* **REQUEST**
Copy each line holding the string "this".

Start DATA PROVIDED

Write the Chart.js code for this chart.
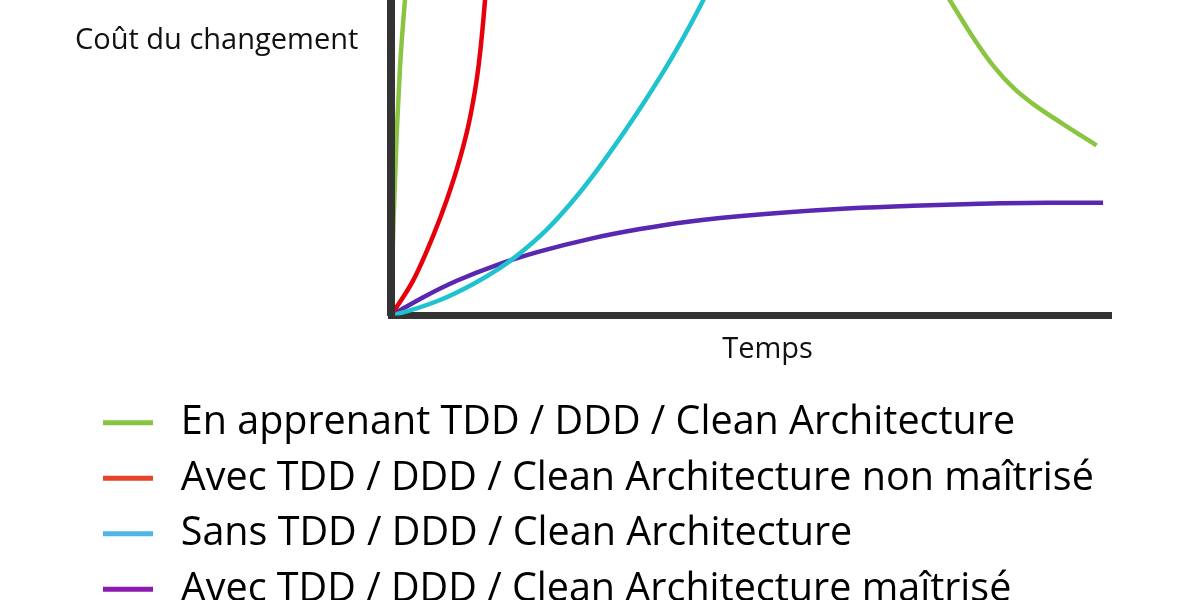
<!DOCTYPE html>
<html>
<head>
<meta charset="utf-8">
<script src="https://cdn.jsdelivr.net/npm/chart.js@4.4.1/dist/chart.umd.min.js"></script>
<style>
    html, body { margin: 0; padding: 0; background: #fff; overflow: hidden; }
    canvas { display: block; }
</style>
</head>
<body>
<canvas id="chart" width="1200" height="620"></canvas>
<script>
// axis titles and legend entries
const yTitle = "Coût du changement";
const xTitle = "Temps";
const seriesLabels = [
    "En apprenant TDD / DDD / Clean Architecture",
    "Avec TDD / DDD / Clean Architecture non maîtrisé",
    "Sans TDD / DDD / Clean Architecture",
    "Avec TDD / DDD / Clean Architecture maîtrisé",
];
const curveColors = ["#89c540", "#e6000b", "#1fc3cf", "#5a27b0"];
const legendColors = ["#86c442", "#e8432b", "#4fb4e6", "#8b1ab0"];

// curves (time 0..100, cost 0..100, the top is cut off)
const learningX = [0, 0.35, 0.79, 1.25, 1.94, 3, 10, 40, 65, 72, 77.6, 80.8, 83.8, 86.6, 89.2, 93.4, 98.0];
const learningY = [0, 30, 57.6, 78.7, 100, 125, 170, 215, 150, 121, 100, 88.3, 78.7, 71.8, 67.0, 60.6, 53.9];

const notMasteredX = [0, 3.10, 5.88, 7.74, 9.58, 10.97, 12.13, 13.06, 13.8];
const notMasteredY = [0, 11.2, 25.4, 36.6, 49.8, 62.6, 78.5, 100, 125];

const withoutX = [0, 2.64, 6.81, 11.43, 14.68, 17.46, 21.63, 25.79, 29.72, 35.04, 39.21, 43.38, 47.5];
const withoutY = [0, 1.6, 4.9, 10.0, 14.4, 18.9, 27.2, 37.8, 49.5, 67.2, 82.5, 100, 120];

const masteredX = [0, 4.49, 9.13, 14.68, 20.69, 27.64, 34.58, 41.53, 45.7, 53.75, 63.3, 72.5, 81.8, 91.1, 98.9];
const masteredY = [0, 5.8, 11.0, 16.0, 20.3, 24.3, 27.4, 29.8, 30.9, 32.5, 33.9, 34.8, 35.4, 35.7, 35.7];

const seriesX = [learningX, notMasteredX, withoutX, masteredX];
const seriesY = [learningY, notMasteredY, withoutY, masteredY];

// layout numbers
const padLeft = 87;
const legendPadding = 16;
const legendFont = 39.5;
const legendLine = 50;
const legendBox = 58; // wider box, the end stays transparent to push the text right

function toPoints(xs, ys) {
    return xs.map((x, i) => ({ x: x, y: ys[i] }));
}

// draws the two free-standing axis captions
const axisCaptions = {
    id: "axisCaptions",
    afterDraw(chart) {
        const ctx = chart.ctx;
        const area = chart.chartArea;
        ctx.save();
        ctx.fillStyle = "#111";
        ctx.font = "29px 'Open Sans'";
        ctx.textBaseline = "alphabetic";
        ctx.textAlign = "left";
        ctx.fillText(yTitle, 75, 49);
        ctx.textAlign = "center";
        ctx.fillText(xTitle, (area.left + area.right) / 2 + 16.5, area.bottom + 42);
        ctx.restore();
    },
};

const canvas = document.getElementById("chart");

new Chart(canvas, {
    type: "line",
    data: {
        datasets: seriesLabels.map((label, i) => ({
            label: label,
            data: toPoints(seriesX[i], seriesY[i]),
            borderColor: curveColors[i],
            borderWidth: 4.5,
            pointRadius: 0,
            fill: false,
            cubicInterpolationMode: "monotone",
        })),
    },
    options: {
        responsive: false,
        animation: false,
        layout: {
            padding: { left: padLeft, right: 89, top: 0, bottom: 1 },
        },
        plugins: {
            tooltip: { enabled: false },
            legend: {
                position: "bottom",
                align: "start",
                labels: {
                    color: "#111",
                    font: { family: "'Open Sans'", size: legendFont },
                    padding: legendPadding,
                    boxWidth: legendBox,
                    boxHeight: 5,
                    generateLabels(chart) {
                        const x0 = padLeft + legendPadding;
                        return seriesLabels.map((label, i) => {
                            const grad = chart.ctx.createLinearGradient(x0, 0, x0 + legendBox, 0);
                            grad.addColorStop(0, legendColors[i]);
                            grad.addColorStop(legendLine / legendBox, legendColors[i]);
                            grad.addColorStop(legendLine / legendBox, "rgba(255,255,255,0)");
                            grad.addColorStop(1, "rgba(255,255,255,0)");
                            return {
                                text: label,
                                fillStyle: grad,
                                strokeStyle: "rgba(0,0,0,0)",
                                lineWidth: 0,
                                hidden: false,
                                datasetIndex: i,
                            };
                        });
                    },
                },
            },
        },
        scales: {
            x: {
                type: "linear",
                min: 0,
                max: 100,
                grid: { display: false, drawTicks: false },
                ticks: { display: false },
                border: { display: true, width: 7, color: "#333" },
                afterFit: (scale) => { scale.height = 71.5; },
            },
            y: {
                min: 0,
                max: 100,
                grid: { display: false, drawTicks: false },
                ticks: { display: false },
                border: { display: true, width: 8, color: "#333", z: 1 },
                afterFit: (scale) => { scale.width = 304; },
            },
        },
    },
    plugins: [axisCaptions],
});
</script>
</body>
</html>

End DATA PROVIDED
Start DATA PROVIDED

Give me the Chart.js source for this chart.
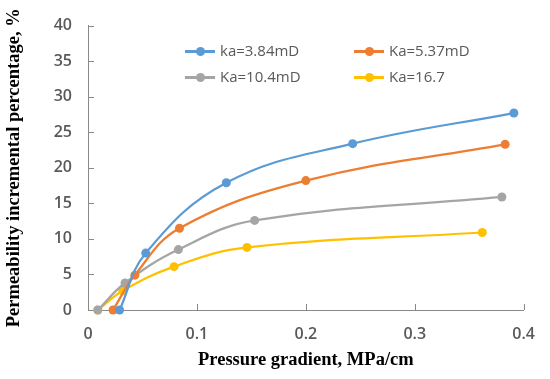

End DATA PROVIDED

* **EXERCISE SOLUTION**
Write the Chart.js code for this chart.
Give me the Chart.js source for this chart.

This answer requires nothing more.